Commentators from a number of outlets this week made it clear that the only enemy immigration reform has ever faced, and the only culprit that will ever exist in the death of immigration reform—if it dies—is the House GOP Leadership, starting with Speaker John Boehner.
On Wednesday, Politico published a piece on how immigration reform is working against time, considering the debt ceiling negotiations that are coming this fall and the lack of legislative time left on the calendar. For a House GOP that has already tried blaming their inaction on immigration reform on President Obama and the Democrats, time could well be the next convenient cover that Boehner, Goodlatte, etc. latch onto. But many are already calling out that flimsy excuse.
At Brian Beutler at Salon pointed out yesterday, there is exactly one reason why immigration reform hasn’t passed through the House yet, and that’s John Boehner. Immigration reform has the votes to pass through the House, if not for Boehner’s insistence on obeying the Hastert rule. As Beutler writes:
It’s still the case that the Senate’s immigration bill would probably pass if Republican leaders put it on the House floor for a vote. Why on earth would House Speaker John Boehner make such a big show of insisting on majority-GOP support for a House immigration package if he didn’t think the existing reform bill wouldn’t pass with a minority of Republicans?
That arbitrary condition puts pro-immigration reform Republicans in the awkward position of having to find some reason to support the GOP leadership’s legislative strategy, even though they know how unlikely it is to bear fruit in such a time constrained and fraught environment. It’s a pretty good bill, they acknowledge, but it won’t or shouldn’t get a vote because…something, something.

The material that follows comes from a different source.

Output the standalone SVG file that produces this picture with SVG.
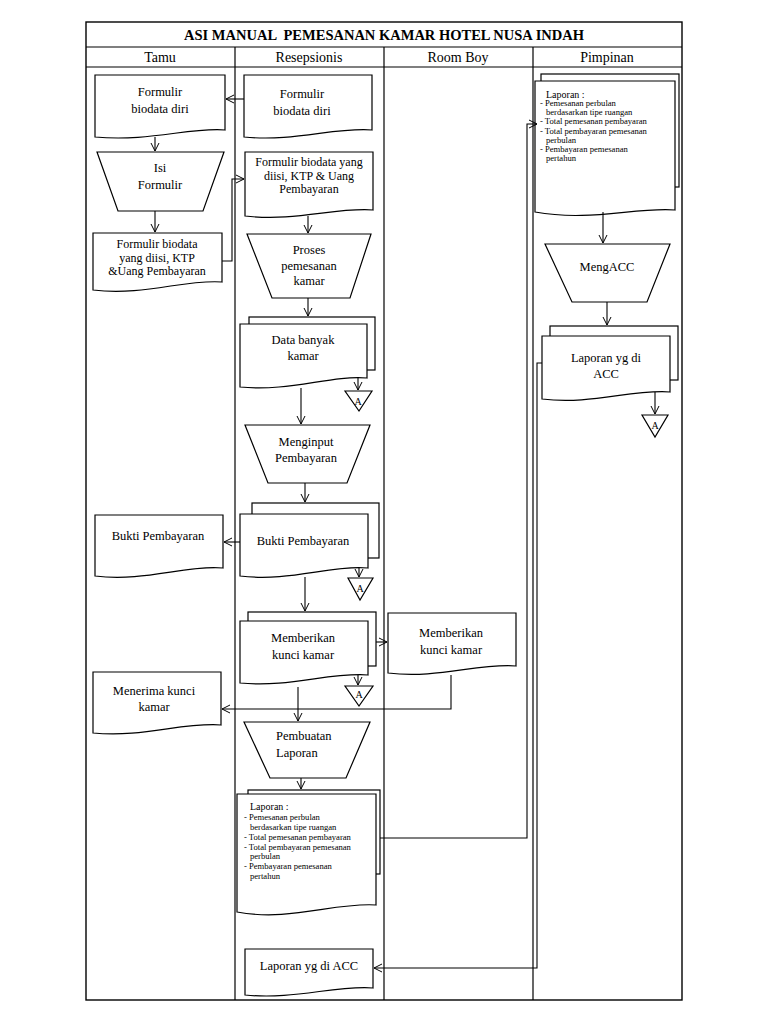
<svg xmlns="http://www.w3.org/2000/svg" width="768" height="1024" viewBox="0 0 768 1024">
<style>
.s{fill:#fff;stroke:#000;stroke-width:1.2}
.l{fill:none;stroke:#000;stroke-width:1.1}
text{font-family:"Liberation Serif",serif;fill:#000;font-size:12.5px;text-anchor:middle}
.sm{font-size:8.6px;text-anchor:start}
.lp{font-size:10px;text-anchor:start}
.h{font-size:14px}
</style>
<defs><marker id="a" markerWidth="10" markerHeight="10" refX="9" refY="5" orient="auto" markerUnits="userSpaceOnUse"><path d="M1,1 L9,5 L1,9" fill="none" stroke="#000" stroke-width="1"/></marker></defs>
<rect width="768" height="1024" fill="#fff"/>
<g id="frame">
<rect x="86" y="22" width="596" height="978" fill="none" stroke="#000" stroke-width="1.4"/>
<line x1="86" y1="47" x2="682" y2="47" stroke="#000" stroke-width="1.2"/>
<line x1="86" y1="67" x2="682" y2="67" stroke="#000" stroke-width="1.2"/>
<line x1="235" y1="47" x2="235" y2="1000" stroke="#000" stroke-width="1.2"/>
<line x1="384" y1="47" x2="384" y2="1000" stroke="#000" stroke-width="1.2"/>
<line x1="533" y1="47" x2="533" y2="1000" stroke="#000" stroke-width="1.2"/>
<text x="384" y="40" style="font-weight:bold;font-size:14.5px;white-space:pre">ASI MANUAL  PEMESANAN KAMAR HOTEL NUSA INDAH</text>
<text class="h" x="160" y="62">Tamu</text>
<text class="h" x="309" y="62">Resepsionis</text>
<text class="h" x="458" y="62">Room Boy</text>
<text class="h" x="607" y="62">Pimpinan</text>
</g>
<g id="t1"><path class="s" d="M95,75 H225 V130 C190,127 150,142 95,137 Z"/><text x="160" y="96">Formulir</text><text x="160" y="113">biodata diri</text></g>
<g id="t2"><path class="s" d="M97,152 H224 L203,211 H118 Z"/><text x="160" y="172">Isi</text><text x="160" y="189">Formulir</text></g>
<g id="t3"><path class="s" d="M93,233 H222 V282 C185,279 145,296 93,290 Z"/><text x="157" y="248" style="font-size:12px">Formulir biodata</text><text x="157" y="262" style="font-size:12px">yang diisi, KTP</text><text x="157" y="275" style="font-size:12px">&amp;Uang Pembayaran</text></g>
<g id="t4"><path class="s" d="M95,515 H223 V568 C185,565 145,582 95,576 Z"/><text x="158" y="540">Bukti Pembayaran</text></g>
<g id="t5"><path class="s" d="M93,672 H221 V725 C183,722 143,738 93,733 Z"/><text x="154" y="695">Menerima kunci</text><text x="154" y="711">kamar</text></g>
<g id="r1"><path class="s" d="M244,75 H372 V130 C335,127 295,142 244,137 Z"/><text x="302" y="98">Formulir</text><text x="302" y="115">biodata diri</text></g>
<g id="r2"><path class="s" d="M245,152 H373 V210 C336,207 296,222 245,216 Z"/><text x="309" y="166" style="font-size:12px">Formulir biodata yang</text><text x="309" y="180" style="font-size:12px">diisi, KTP &amp; Uang</text><text x="309" y="193" style="font-size:12px">Pembayaran</text></g>
<g id="r3"><path class="s" d="M247,234 H371 L350,298 H272 Z"/><text x="309" y="254">Proses</text><text x="309" y="270">pemesanan</text><text x="309" y="285">kamar</text></g>
<g id="r4"><rect class="s" x="249" y="317" width="126" height="53"/><path class="s" d="M240,324 H367 V378 C330,375 290,392 240,387 Z"/><text x="303" y="344">Data banyak</text><text x="303" y="360">kamar</text></g>
<g id="r4a"><path class="s" d="M345,391 H372 L359,411 Z"/><text x="358" y="405" style="font-size:10px">A</text></g>
<g id="r5"><path class="s" d="M245,425 H370 L347,483 H268 Z"/><text x="306" y="446">Menginput</text><text x="306" y="462">Pembayaran</text></g>
<g id="r6"><rect class="s" x="252" y="503" width="127" height="55"/><path class="s" d="M240,514 H368 V568 C330,565 290,582 240,576 Z"/><text x="303" y="545">Bukti Pembayaran</text></g>
<g id="r6a"><path class="s" d="M348,578 H373 L360,600 Z"/><text x="360" y="592" style="font-size:10px">A</text></g>
<g id="r7"><rect class="s" x="248" y="612" width="128" height="54"/><path class="s" d="M240,621 H368 V675 C330,672 290,688 240,683 Z"/><text x="303" y="642">Memberikan</text><text x="303" y="659">kunci kamar</text></g>
<g id="r7a"><path class="s" d="M345,686 H373 L359,706 Z"/><text x="359" y="698" style="font-size:10px">A</text></g>
<g id="b1"><path class="s" d="M388,613 H516 V666 C478,663 438,679 388,673 Z"/><text x="451" y="637">Memberikan</text><text x="451" y="654">kunci kamar</text></g>
<g id="r8"><path class="s" d="M244,722 H370 L346,778 H270 Z"/><text x="276" y="740" style="text-anchor:start">Pembuatan</text><text x="276" y="757" style="text-anchor:start">Laporan</text></g>
<g id="r9"><rect class="s" x="248" y="790" width="132" height="84"/><path class="s" d="M237,794 H376 V905 C335,902 290,922 237,912 Z"/>
<text class="lp" x="250" y="810">Laporan :</text>
<text class="sm" x="244" y="820">- Pemesanan perbulan</text><text class="sm" x="250" y="830">berdasarkan tipe ruangan</text>
<text class="sm" x="244" y="840">- Total pemesanan pembayaran</text><text class="sm" x="244" y="850">- Total pembayaran pemesanan</text>
<text class="sm" x="250" y="859">perbulan</text><text class="sm" x="244" y="869">- Pembayaran pemesanan</text><text class="sm" x="250" y="879">pertahun</text></g>
<g id="r10"><path class="s" d="M245,949 H373 V988 C335,985 295,1000 245,995 Z"/><text x="309" y="970">Laporan yg di ACC</text></g>
<g id="p1"><rect class="s" x="541" y="74" width="138" height="113"/><path class="s" d="M535,81 H675 V210 C635,207 590,222 535,212 Z"/>
<text class="lp" x="546" y="98">Laporan :</text>
<text class="sm" x="540" y="106">- Pemesanan perbulan</text><text class="sm" x="546" y="115">berdasarkan tipe ruangan</text>
<text class="sm" x="540" y="124">- Total pemesanan pembayaran</text><text class="sm" x="540" y="134">- Total pembayaran pemesanan</text>
<text class="sm" x="546" y="143">perbulan</text><text class="sm" x="540" y="152">- Pembayaran pemesanan</text><text class="sm" x="546" y="161">pertahun</text></g>
<g id="p2"><path class="s" d="M545,244 H670 L647,302 H572 Z"/><text x="607" y="271">MengACC</text></g>
<g id="p3"><rect class="s" x="550" y="326" width="128" height="54"/><path class="s" d="M542,336 H670 V392 C632,389 592,405 542,399 Z"/><text x="606" y="362">Laporan yg di</text><text x="606" y="378">ACC</text></g>
<g id="p3a"><path class="s" d="M642,415 H668 L655,437 Z"/><text x="655" y="429" style="font-size:10px">A</text></g>
<g id="connectors">
<path class="l" d="M244,99 H226" marker-end="url(#a)"/>
<path class="l" d="M155,137 V151" marker-end="url(#a)"/>
<path class="l" d="M155,211 V232" marker-end="url(#a)"/>
<path class="l" d="M222,261 H232 V179 H244" marker-end="url(#a)"/>
<path class="l" d="M308,216 V233" marker-end="url(#a)"/>
<path class="l" d="M308,298 V316" marker-end="url(#a)"/>
<path class="l" d="M358,378 V390" marker-end="url(#a)"/>
<path class="l" d="M301,388 V424" marker-end="url(#a)"/>
<path class="l" d="M305,483 V502" marker-end="url(#a)"/>
<path class="l" d="M240,542 H224" marker-end="url(#a)"/>
<path class="l" d="M359,568 V577" marker-end="url(#a)"/>
<path class="l" d="M305,577 V611" marker-end="url(#a)"/>
<path class="l" d="M376,642 H387" marker-end="url(#a)"/>
<path class="l" d="M358,675 V685" marker-end="url(#a)"/>
<path class="l" d="M298,687 V721" marker-end="url(#a)"/>
<path class="l" d="M451,675 V709 H222" marker-end="url(#a)"/>
<path class="l" d="M301,778 V789" marker-end="url(#a)"/>
<path class="l" d="M380,838 H527 V124 H537" marker-end="url(#a)"/>
<path class="l" d="M603,212 V243" marker-end="url(#a)"/>
<path class="l" d="M607,302 V325" marker-end="url(#a)"/>
<path class="l" d="M655,392 V414" marker-end="url(#a)"/>
<path class="l" d="M542,363 H537 V968 H374" marker-end="url(#a)"/>
</g>
</svg>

Jonathan Bernstein at the Washington Post agrees that basically every reason Republicans claim for why they can’t pass immigration reform is just another excuse for how they don’t want to:
What this is really about is looking for excuses, even far-fetched ones, for why they’re not doing comprehensive immigration reform without actually admitting that they’re against comprehensive immigration reform.
It’s not going to wash. Republicans don’t have to actually vote in favor of a bill, but if they refuse to allow it to be considered (and, therefore, to pass over their objections with a coalition of mostly Democratic votes), then the groups who want a bill are going to blame Republicans, and John Boehner, for it.
It remains very simple. If most mainstream conservative Republicans in the House want comprehensive immigration reform to pass, it will pass. If they don’t, it won’t. It really is that simple
And Jed Lewison at the Daily Kos wonders how time could be the reason for legislative inaction. House Republicans don’t have enough time? What else are they doing?
Saying that the calendar is the problem is the same thing as saying that the House has been too busy and will be too busy to deal with immigration reform. This House, too busy? Seriously, can you think of a dumber claim to make than that the laziest, most do-nothing House of Representatives ever was doing too much other stuff to deal with immigration reform?
A few headlines from the last few weeks have been preemptively post-morteming immigration reform, because it’s supposedly too hard to get the House to do anything and the Republicans have been intractable as an opposition. But passing immigration reform could actually be the easiest thing in the world. All John Boehner has to do is give us a vote.